Vienna, December 2. In contradiction to the semi-official reports, private reports from Moscow that have reached us here maintain that skirmishes are still continuing in Sevastopol. A heavy mood of panic dominates Odessa, where pogroms against the Jews are feared. The regiment of sappers stationed in that city has mutinied. General Kaulbars has threatened the Moscow papers with taking the toughest measures against them if they continue to publish “misleading reports.” The academic senate has communicated to the city’s captain of armed forces that if the closure of the university is not retracted within twenty-four hours then it will be reopened with use of force.
THE BLACK HUNDREDS SET TO WORK
Kiev, December 2. New disturbances have broken out here. The mob in Podol looted shops and the military had to intervene. The rabble threatened to attack the intelligentsia and the consulates, leading the governor to take strict precautionary measures. The streets are occupied by the military.
THE MILITARY AND THE DEBTS OF TSARISM
The Daily Mail, normally very unreliable, reports that the central strike committee has passed a motion intending to paralyze the government by stopping loans reaching the Russian empire. The committee stated that bonds that the government had taken out abroad would be declared void if the present government were toppled. Moreover, the committee is working on a plan that would use force to bring all the government’s gold into its own possession(!).
The last statement sounds adventurous. However, the fact that a future revolutionary government would not dream of* paying off absolutism’s debts to the gentlemen bankers in Western Europe is so obvious that it can be taken as read, and does not particularly need to be “decided upon.”
A HOAX
The Hirsch Office is spreading the following news: Petersburg, December 2. In the first issue of the new Social Democratic paper published yesterday, the socialist leader Plekhanov warns against continuing the revolution, the long duration of which carries with it a threat for our culture—a claim that Struve agrees with. The article created a lot of attention and was discussed in a sympathetic manner in the liberal papers.
This is of course a hoax. We do not know which “new Social Democratic paper” is meant in this case. Nachalo [The Beginning] was published on November 26 already and doesn’t contain a single article by Plekhanov. In any case, it is impossible that Comrade Plekhanov can have made the statements attributed to him above.
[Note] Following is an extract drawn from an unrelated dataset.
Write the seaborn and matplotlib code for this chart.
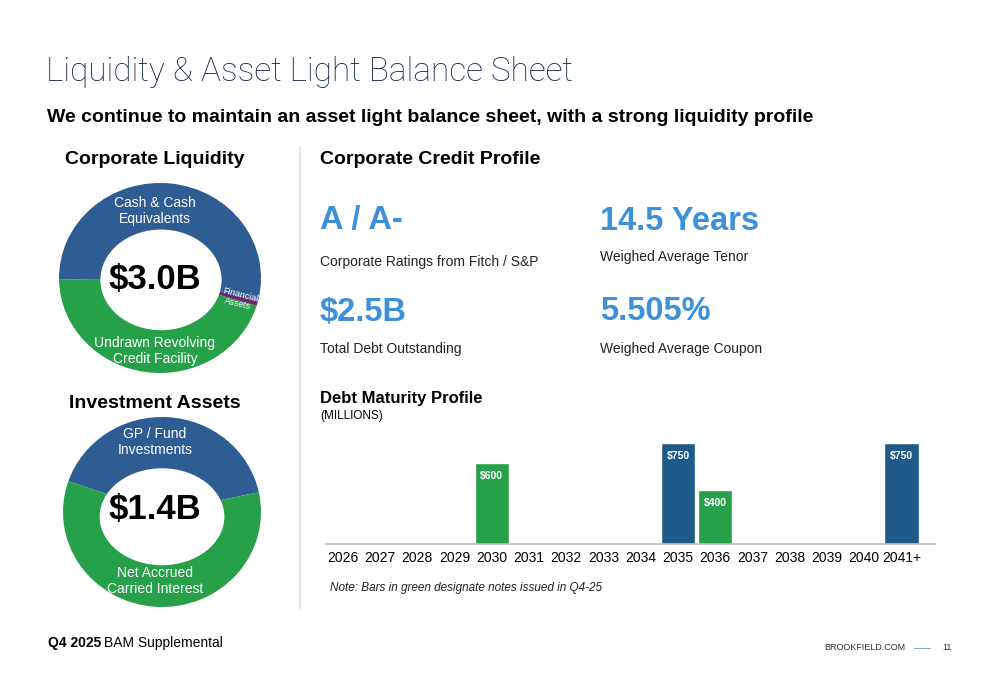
import matplotlib
matplotlib.use("Agg")
import matplotlib.pyplot as plt
from matplotlib.patches import Ellipse
import seaborn as sns

# ---- data ----
liq_labels = ["Undrawn Revolving\nCredit Facility", "Financial\nAssets", "Cash & Cash\nEquivalents"]
liq_values = [1.35, 0.03, 1.62]          # $B
inv_labels = ["GP / Fund\nInvestments", "Net Accrued\nCarried Interest"]
inv_values = [0.58, 0.82]                # $B

years = ["2026", "2027", "2028", "2029", "2030", "2031", "2032", "2033",
         "2034", "2035", "2036", "2037", "2038", "2039", "2040", "2041+"]
maturities = [0, 0, 0, 0, 600, 0, 0, 0, 0, 750, 400, 0, 0, 0, 0, 750]   # $M
issued_q4 = [False, False, False, False, True, False, False, False,
             False, False, True, False, False, False, False, False]

metrics = [("A / A-", "Corporate Ratings from Fitch / S&P"),
           ("14.5 Years", "Weighed Average Tenor"),
           ("$2.5B", "Total Debt Outstanding"),
           ("5.505%", "Weighed Average Coupon")]

BLUE = "#2e5d93"
BAR_BLUE = "#1e5a87"
GREEN = "#27a04a"
PURPLE = "#6a2b6e"
LIGHT_BLUE = "#3d90da"
NAVY = "#14294a"

sns.set_theme(style="white")
plt.rcParams["font.family"] = ["Liberation Sans", "DejaVu Sans"]
plt.rcParams["text.color"] = "black"

W, H = 1000, 685
fig = plt.figure(figsize=(10, 6.85), dpi=100)
fig.patch.set_facecolor("white")

def fx(x):
    return x / W

def fy(y):
    return 1 - y / H

def txt(x, y, s, **kw):
    # small downward nudge: centre of glyph box sits a bit high vs. the slide
    kw.setdefault("va", "center")
    fig.text(fx(x), fy(y + 2), s, **kw)

# ---- headings ----
txt(46, 70, "Liquidity & Asset Light Balance Sheet", fontsize=24, color=NAVY,
    family=["Roboto", "DejaVu Sans"], fontweight="light")
txt(47, 115, "We continue to maintain an asset light balance sheet, with a strong liquidity profile",
    fontsize=14, fontweight="bold")
txt(155, 157, "Corporate Liquidity", fontsize=14, fontweight="bold", ha="center")
txt(155, 401, "Investment Assets", fontsize=14, fontweight="bold", ha="center")
txt(320, 157, "Corporate Credit Profile", fontsize=14, fontweight="bold")

# separator
fig.add_artist(plt.Line2D([fx(300), fx(300)], [fy(148), fy(608)], color="#e3e3e3", lw=1.5))

# ---- donut helper ----
def donut(box, values, colors, start, hole):
    x0, y0, x1, y1 = box
    ax = fig.add_axes([fx(x0), fy(y1), fx(x1 - x0), (y1 - y0) / H])
    ax.pie(values, colors=colors, startangle=start, counterclock=True,
           wedgeprops=dict(edgecolor="none"))
    ax.set_aspect("auto")
    ax.set_xlim(-1, 1)
    ax.set_ylim(-1, 1)
    cx, cy, rx, ry = hole
    ax.add_patch(Ellipse((cx, cy), 2 * rx, 2 * ry, facecolor="white", edgecolor="none", zorder=5))
    ax.axis("off")
    return ax

donut((59, 183, 261, 373), liq_values, [GREEN, PURPLE, BLUE], 181, (0.01, -0.02, 0.60, 0.53))
donut((63, 417, 261, 607), inv_values, [BLUE, GREEN], 12, (0.0, -0.05, 0.63, 0.51))

lab = dict(fontsize=10, color="white", ha="center", linespacing=1.15)
txt(155, 209, liq_labels[2], **lab)
txt(155, 349, liq_labels[0], **lab)
txt(239, 297, liq_labels[1], fontsize=6.5, color="white", ha="center", rotation=-14, linespacing=1.0)
txt(155, 277, "$3.0B", fontsize=25, fontweight="bold", ha="center")

txt(155, 440, inv_labels[0], **lab)
txt(155, 579, inv_labels[1], **lab)
txt(155, 508, "$1.4B", fontsize=25, fontweight="bold", ha="center")

# ---- credit metrics ----
pos = [(320, 218, 260), (600, 219, 255), (320, 310, 347), (600, 310, 347)]
for (big, small), (x, yb, ys) in zip(metrics, pos):
    txt(x, yb, big, fontsize=23.5, fontweight="bold", color=LIGHT_BLUE)
    txt(x, ys, small, fontsize=10, color="#222222")

# ---- debt maturity ----
txt(320, 397, "Debt Maturity Profile", fontsize=12, fontweight="bold")
txt(320, 414, "(MILLIONS)", fontsize=8.5)

ax = fig.add_axes([fx(326), fy(544), fx(935 - 326), 107.7 / H])
sns.barplot(x=years, y=maturities, hue=issued_q4, palette={True: GREEN, False: BAR_BLUE},
            dodge=False, width=0.92, legend=False, ax=ax, saturation=1)
ax.set_xlim(-0.45, 15.9)
ax.set_ylim(0, 800)
ax.set_yticks([])
ax.set_xlabel("")
ax.set_ylabel("")
for s in ["top", "right", "left"]:
    ax.spines[s].set_visible(False)
ax.spines["bottom"].set_color("#bdbdbd")
ax.spines["bottom"].set_linewidth(1.2)
ax.tick_params(axis="x", length=0, pad=5, labelsize=10, colors="black")
for i, v in enumerate(maturities):
    if v > 0:
        ax.text(i, v - 95, f"${v:,}", ha="center", va="center", color="white",
                fontsize=7.5, fontweight="bold")

txt(330, 586, "Note: Bars in green designate notes issued in Q4-25", fontsize=8.5, style="italic",
    color="#222222")

# ---- footer ----
txt(48, 641, "Q4 2025", fontsize=10, fontweight="bold")
txt(104, 641, "BAM Supplemental", fontsize=10)
txt(905, 646, "BROOKFIELD.COM", fontsize=6.5, ha="right", color="#333333")
fig.add_artist(plt.Line2D([fx(914), fx(930)], [fy(648), fy(648)], color="#8aa6c1", lw=0.8))
txt(947, 646, "11", fontsize=6.5, ha="center", color="#333333")

fig.savefig("out.png", dpi=100, facecolor="white")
At the very most, it is perhaps possible—if there’s any substance whatsoever to the rumors—that Plekhanov has warned against overstretching the general strike as a method. But even this seems extremely implausible.
THE RUSSIAN REVOLUTION IN THE EYES OF THE ENGLISH
London, November 29. The English press and particularly the monthly periodicals like to display their generosity in the face of important occasions and events. Generous, that is, from a liberal point of view. Yet the traditions of English liberalism came into being in momentous times. This is why its followers are capable of interpreting historical happenings in an historical way. Nowhere is this clearer than in their judgment of Social Democracy. It wouldn’t be in the least bit an exaggeration to say that Russian Social Democracy’s recent achievements have cast a light on the socialist movement here of a kind never seen before. The English are always impressed by the art of organization—voluntary organization of political and social movements and parties. And our Russian comrades are the sole organized force in the Russian turmoil. We cannot, however, deny the fact that England is now sliding into a mood similar to that which broke out in England soon after the French Revolution had begun. [Edmund] Burke’s* spirit is awaking.
The article “Europe and the Russian Revolution” in the December issue of the Fortnightly [Review]† is written in this spirit and uses all that Burke is capable of. But it still contains some thoughts that might be of interest for us. They concern the political mass strike, which the writer simply calls the general strike. After examining Russia’s economic development over the last fifteen years, and describing the formation of industries and the proletariat, the author comments:
This was the situation brought to a head by the methods of the New Revolution. The general strike preached for years by German socialists as the ultimo ratio of the proletariat seemed an idea so abstract, a contingency so remote, that it excited the satire rather than the apprehensions of constituted authority and its defenders. In the last days of October it appeared in Russia in practical application as the most portentous and terrible instrument ever employed by political agitation. Up to that moment [Edward] Gibbon’s famous argument that a hundred thousand disciplined men ready to strike toward any point can hold down a hundred million of more-or-less disconnected subjects seemed to have lost little of its validity. Railways, telegraphs, and telephones in Russia as in India seemed only to have increased the ability of a central authority to concentrate toward any point and to crush opposition with the greater rapidity. In Russia, a comparatively small minority has proved its ability to dislocate at a blow the machinery upon which modern government depends in all its operations. The towns in Russia are but dots upon the map. Yet they are the points of junction—the screws and rivets that keep the whole apparatus of the state together. Without them the fabric of bureaucracy itself falls asunder. Militarism cannot mobilize. It becomes a question whether its army corps can be fed. The pressure upon the strikers themselves is extreme and exhausting. When their funds are exhausted, they must resume work or starve. But the intense power of their tactics extorts concession from a government not supported by an active and dominant public opinion … The general strike in practical operation is obviously by far the most important phenomenon of politics since the French Revolution. *
The article is written under the pseudonym of Perseus.† Judging by his style, he used to write in the same monthly journal using the pseudonym Calchas, and has an important position in the Foreign Office.